Like all good coaches who refuse to escape to a rational business after a year or so, Tallent has endured one of those seasons when little has gone right. GW has fallen victim to the two dreaded I's -- injuries and indecision. One could call it ulcer-generating, except Tallent, 32, already has one.

"Got it after my first season," he said, "after the first season and then recruiting. I was in the hospital about six days. Ever since then it's been under control, although it bothered me some the second season.

"We had three overtime games that year -- and after the Pitt game my wife came right down with a bottle of Maalox to save my life."

Tallent was talking after another all-too-typical Colonial collapse Saturday night. For the 17th time in 26 games, GW had been outscored in the second half. For the sixth time, GW had lost after leading at halftime, to an ordinary West Virginia team it needed to beat for the home-court advantage in this week's Eastern Eight playoffs.

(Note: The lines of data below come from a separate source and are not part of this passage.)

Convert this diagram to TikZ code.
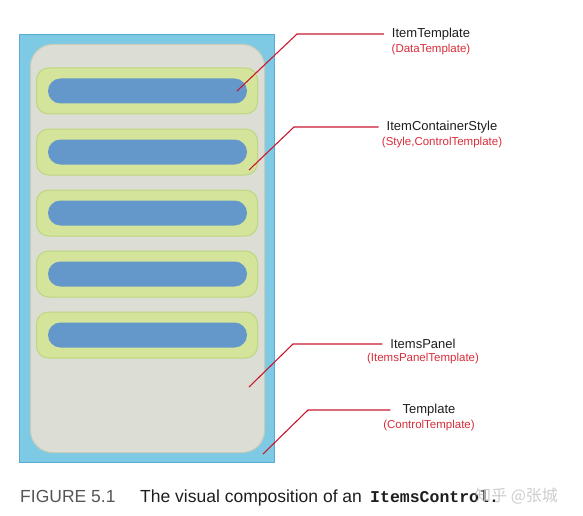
\documentclass[tikz,border=0pt]{standalone}
\usepackage{fontspec}
\setmainfont{Liberation Sans}
\newfontfamily\codefont{Liberation Mono}
\newfontfamily\cjkfont{Noto Sans CJK SC}
\usetikzlibrary{positioning}

\definecolor{ctrlblue}{RGB}{126,202,228}
\definecolor{ctrledge}{RGB}{88,172,210}
\definecolor{panelgray}{RGB}{220,222,213}
\definecolor{paneledge}{RGB}{200,204,182}
\definecolor{contgreen}{RGB}{212,228,154}
\definecolor{contedge}{RGB}{190,214,128}
\definecolor{itemblue}{RGB}{100,151,202}
\definecolor{leadred}{RGB}{200,24,48}
\definecolor{subred}{RGB}{214,44,58}
\definecolor{capgray}{RGB}{85,85,85}
\definecolor{labelink}{RGB}{30,30,30}

\begin{document}
\begin{tikzpicture}[x=1pt, y=-1pt,
    ctrlbox/.style={draw=ctrledge, line width=1.6pt, fill=ctrlblue, rectangle,
      minimum width=255pt, minimum height=428pt, inner sep=0pt},
    panelbox/.style={draw=paneledge, line width=1pt, fill=panelgray, rectangle,
      rounded corners=22pt, minimum width=234pt, minimum height=408pt, inner sep=0pt},
    contbox/.style={draw=contedge, line width=1pt, fill=contgreen, rectangle,
      rounded corners=12pt, minimum width=221pt, minimum height=46pt, inner sep=0pt},
    itembox/.style={fill=itemblue, rectangle, rounded corners=12.5pt,
      minimum width=199pt, minimum height=25pt, inner sep=0pt},
    leader/.style={draw=leadred, line width=1.1pt},
    callout/.style={font=\fontsize{13}{15}\selectfont, text=labelink, inner sep=3pt},
    subtext/.style={font=\fontsize{11.5}{13}\selectfont, text=subred, inner sep=1pt},
    caption/.style={font=\fontsize{17.5}{20}\selectfont, text=labelink, inner sep=0pt, anchor=base west}]
  \useasboundingbox (0,0) rectangle (583,516);

  % the control and its panel
  \node (control) [ctrlbox] at (147,248.5) {};
  \node (panel) [panelbox] at (147.5,248.5) {};
  \foreach \i/\y in {1/91,2/152,3/213,4/274,5/335} {
    \node (cont\i) [contbox] at (147,\y) {};
    \node (item\i) [itembox] at (147.5,\y) {};
  }

  % labels
  \node (itemtemplate) [callout] at (431,34) {ItemTemplate};
  \node (datatemplate) [subtext, below=0pt of itemtemplate] {(DataTemplate)};
  \node (containerstyle) [callout] at (442,127) {ItemContainerStyle};
  \node (stylecontrol) [subtext, below=0pt of containerstyle] {(Style,ControlTemplate)};
  \node (itemspanel) [callout] at (423,344) {ItemsPanel};
  \node (paneltemplate) [subtext, below=0pt of itemspanel] {(ItemsPanelTemplate)};
  \node (template) [callout] at (429,410) {Template};
  \node (controltemplate) [subtext, below=0pt of template] {(ControlTemplate)};

  % leader lines
  \coordinate (tipA) at (237,91);
  \coordinate (bendA) at (297,34);
  \coordinate (tipB) at (249,170);
  \coordinate (bendB) at (294,127);
  \coordinate (tipC) at (249,387);
  \coordinate (bendC) at (293,344);
  \coordinate (tipD) at (263,454);
  \coordinate (bendD) at (308,410);
  \draw[leader] (tipA) -- (bendA) -- ([xshift=-5pt]itemtemplate.west);
  \draw[leader] (tipB) -- (bendB) -- ([xshift=-5pt]containerstyle.west);
  \draw[leader] (tipC) -- (bendC) -- ([xshift=-5pt]itemspanel.west);
  \draw[leader] (tipD) -- (bendD) -- ([xshift=-9pt]template.west);

  % caption
  \node (fignum) [caption, text=capgray] at (20,502) {FIGURE 5.1};
  \node (figtext) [caption] at (140,502) {The visual composition of an};
  \node (figcode) [caption, font=\fontsize{16.5}{20}\codefont\bfseries] at (370,502) {ItemsControl.};
  \node (mark) [caption, text=black!22, opacity=0.9, font=\fontsize{16}{20}\cjkfont] at (475,501) {知乎 @张城};
\end{tikzpicture}
\end{document}
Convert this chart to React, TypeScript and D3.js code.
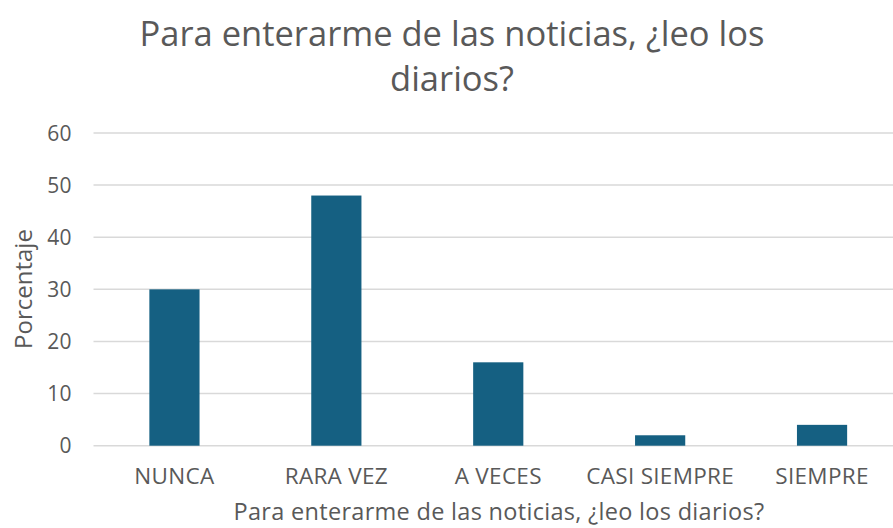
import React, { useEffect, useRef } from "react";
import * as d3 from "d3";

const categories = ["NUNCA", "RARA VEZ", "A VECES", "CASI SIEMPRE", "SIEMPRE"];
const values = [30, 48, 16, 2, 4];
const yTicks = [0, 10, 20, 30, 40, 50, 60];
const titleLines = ["Para enterarme de las noticias, ¿leo los", "diarios?"];
const xTitle = "Para enterarme de las noticias, ¿leo los diarios?";
const yTitle = "Porcentaje";

const W = 893;
const H = 528;

export default function App() {
  const ref = useRef<SVGSVGElement>(null);

  useEffect(() => {
    const svg = d3.select(ref.current);
    svg.selectAll("*").remove();
    const font = "'Open Sans', sans-serif";
    const grey = "#595959";

    const x = d3.scaleBand().domain(categories).range([93.5, 903]).paddingInner(0.69).paddingOuter(0.345);
    const y = d3.scaleLinear().domain([0, 60]).range([445.7, 133]);

    svg.append("rect").attr("width", W).attr("height", H).attr("fill", "#fff");

    svg.selectAll("line.grid")
      .data(yTicks)
      .enter()
      .append("line")
      .attr("class", "grid")
      .attr("x1", 93.5)
      .attr("x2", W)
      .attr("y1", (d) => y(d))
      .attr("y2", (d) => y(d))
      .attr("stroke", "#d9d9d9")
      .attr("stroke-width", 1.5);

    svg.selectAll("rect.bar")
      .data(values)
      .enter()
      .append("rect")
      .attr("class", "bar")
      .attr("x", (d, i) => x(categories[i])!)
      .attr("width", x.bandwidth())
      .attr("y", (d) => y(d))
      .attr("height", (d) => y(0) - y(d))
      .attr("fill", "#156082");

    svg.selectAll("text.ytick")
      .data(yTicks)
      .enter()
      .append("text")
      .attr("class", "ytick")
      .attr("x", 72)
      .attr("y", (d) => y(d))
      .attr("dy", "0.36em")
      .attr("text-anchor", "end")
      .attr("fill", grey)
      .style("font-family", font)
      .style("font-size", "21px")
      .style("letter-spacing", "0.4px")
      .text((d) => d);

    svg.selectAll("text.xtick")
      .data(categories)
      .enter()
      .append("text")
      .attr("class", "xtick")
      .attr("x", (d) => x(d)! + x.bandwidth() / 2)
      .attr("y", 484)
      .attr("text-anchor", "middle")
      .attr("fill", grey)
      .style("font-family", font)
      .style("font-size", "22.5px")
      .style("letter-spacing", "0.3px")
      .text((d) => d);

    svg.append("text")
      .attr("x", 499)
      .attr("y", 520)
      .attr("text-anchor", "middle")
      .attr("fill", grey)
      .style("font-family", font)
      .style("font-size", "23.5px")
      .style("letter-spacing", "0.3px")
      .text(xTitle);

    svg.append("text")
      .attr("transform", "translate(32,289) rotate(-90)")
      .attr("text-anchor", "middle")
      .attr("fill", grey)
      .style("font-family", font)
      .style("font-size", "24px")
      .text(yTitle);

    svg.selectAll("text.title")
      .data(titleLines)
      .enter()
      .append("text")
      .attr("class", "title")
      .attr("x", 452)
      .attr("y", (d, i) => 46 + i * 45)
      .attr("text-anchor", "middle")
      .attr("fill", grey)
      .style("font-family", font)
      .style("font-size", "34.5px")
      .text((d) => d);
  }, []);

  return (
    <svg ref={ref} width={W} height={H} style={{ position: "absolute", left: 0, top: 0 }} />
  );
}
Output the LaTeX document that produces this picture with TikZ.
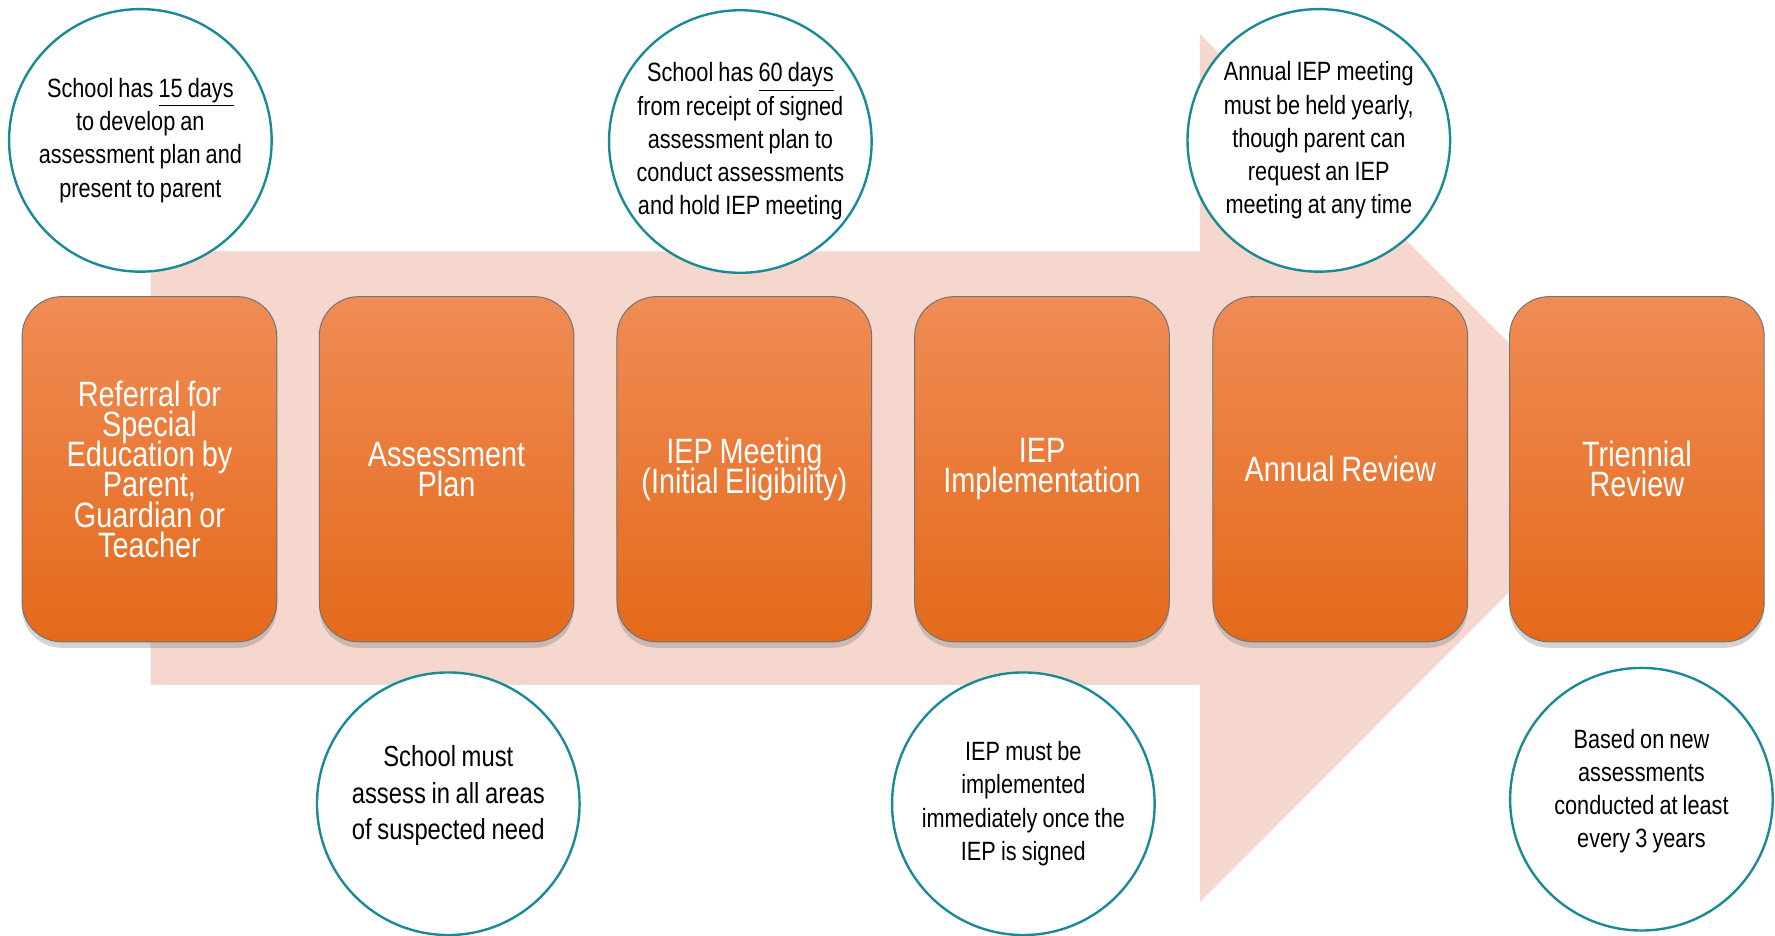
\documentclass[tikz,border=0pt]{standalone}
\usepackage{fontspec}
\setmainfont{Liberation Sans}[FakeStretch=0.82, WordSpace=0.85]
\usepackage{xcolor}
\usetikzlibrary{shadows}

\definecolor{stagetop}{HTML}{F08C55}
\definecolor{stagebot}{HTML}{E4691A}
\definecolor{arrowpink}{HTML}{F6D7CD}
\definecolor{noteteal}{HTML}{1A8A94}

\begin{document}
\begin{tikzpicture}[
            x = 0.02cm, y = -0.02cm, % one unit = one pixel of the picture
            stage/.style = {rectangle, rounded corners=0.7cm,
                minimum width=4.5cm, minimum height=6.1cm,
                align=center, top color=stagetop, bottom color=stagebot,
                draw=black!55, line width=0.5pt, text=white,
                drop shadow={shadow xshift=0pt, shadow yshift=-3pt, opacity=0.35},
                font={\fontsize{17.7}{15.2}\selectfont\lineskiplimit=-8pt\relax}}, % orange step box
            note/.style = {circle, draw=noteteal, line width=1.2pt, fill=white,
                minimum size=4.64cm, inner sep=-6pt, align=center,
                font=\fontsize{13.3}{16.7}\selectfont} % remark bubble
        ]
\useasboundingbox (0,0) rectangle (1568,826);

% big arrow behind the steps
\fill[arrowpink] (133,222) -- (1060,222) -- (1060,30) -- (1443,413)
    -- (1060,797) -- (1060,605) -- (133,605) -- cycle;

% steps
\node[stage] (ref) at (132,414.5) {Referral for\\Special\\Education by\\Parent,\\Guardian or\\Teacher};
\node[stage] (plan) at (394.5,414.5) {Assessment\\Plan};
\node[stage] (meet) at (657.5,414.5) {IEP Meeting\\(Initial Eligibility)};
\node[stage] (impl) at (920.5,414.5) {IEP\\Implementation};
\node[stage] (annual) at (1184,414.5) {Annual Review};
\node[stage] (tri) at (1446,414.5) {Triennial\\Review};

% remarks
\node[note] (n15) at (124,124) {School has \underline{15 days}\\to develop an\\assessment plan and\\present to parent};
\node[note] (n60) at (654,125) {School has \underline{60 days}\\from receipt of signed\\assessment plan to\\conduct assessments\\and hold IEP meeting};
\node[note] (nyear) at (1165,124) {Annual IEP meeting\\must be held yearly,\\though parent can\\request an IEP\\meeting at any time};
\node[note, font=\fontsize{14.6}{18.3}\selectfont, text depth=11pt] (nneed) at (396,710) {School must\\assess in all areas\\of suspected need};
\node[note] (nsign) at (904,710) {IEP must be\\implemented\\immediately once the\\IEP is signed};
\node[note, text depth=11pt] (n3y) at (1450,706) {Based on new\\assessments\\conducted at least\\every 3 years};
\end{tikzpicture}
\end{document}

"I think we can play better," Tallent said. "Maybe I'm wrong. I know we play hard, but sometimes we play stupidly." And for a team that frequently uses its fists on the court and accepts inspiration from an exceptionally crude crowd near the bench, GW gets terribly timid near the end of tight games.

It almost seems as though the 13-13 team undergoes a personality transplant at halftime. All its strengths -- speed and savvy, perimeter shooting and the inside play of center Mike Zagardo -- slowly are neutralized -- and then all the weaknesses become more and more evident.

GW has guards and forwards who can shoot splendidly, pass well and play tough defense, but Bob Lindsay is the only one who combines all those virtues. And he missed 12 of 13 games at one point this season with a knee injury. And he took only three shots the second half Saturday night after a five-for-six first half.

Some fans argue that Tom Tate plays too much and Brian Magid not enough -- and that everybody gets dizzy on the free-throw line late in games. The gifted Tom Glenn has been in a deep slump of late. Zagardo's shoulders are not large enough to cary an entire team an entire season.

The Colonials sold themselves heavily before the season, then watched in horror as one good player after another suffered an injury. Glenn's hand was broken the night before the fourth game of the season. A minute into that game against Villanova, ligaments in Lindsay's knee were torn.

Curtis Jeffries missed important time with a bruised thigh, Bucky Roman underwent knee surgery before the season began, freshman forward Dave Thornton contracted mononucleosis shortly after arriving on campus and Daryle Charles flunked out of school.

"I played at Kentucky during a year like this," Tallent said. "And Rupp fired me (leading to his transfer to GW in 1967). We were 13-13, after going 26-2 the year before. We went from the best to the worst in a year -- and I think he (Rupp) would have fired everybody if he could have.

"He always said after games: 'I told 'em what to do; they just didn't do it.' He never took any of the blame. Well, it works both ways. Sometimes the coach makes mistakes; sometimes it's the players.

"We haven't changed that much since we've been here. Those things worked a couple years ago (when GW was 20-7). Look at John Thompson. Four years ago they were going to hang him. I guarantee you he's not thatmuch smarter in four years.

There was a "Toss Tallent" sign in Smith Center before the Rutgers game that quickly was ripped down. If his ulcer is not fast breaking, Tallent nevertheless shows outward signs of the grim season. His shirts seem oversized; his belt is pulled to the final notch.

It is not even pleasant to look ahead, for rivals West Virginia and Penn State are on the rise with ambitious coaches. And GW will not compromise academic standards more strict than most teams it plays.

"Bob is a good coach," Athletic Director Bob Faris agreed after Saturday's loss. "If I weren't a grown man, I could cry over what's happened this season."

Tallent has come close to that in public a time or so. And Smith Center's silliness was no comfort. He was deep in thought about his own problems.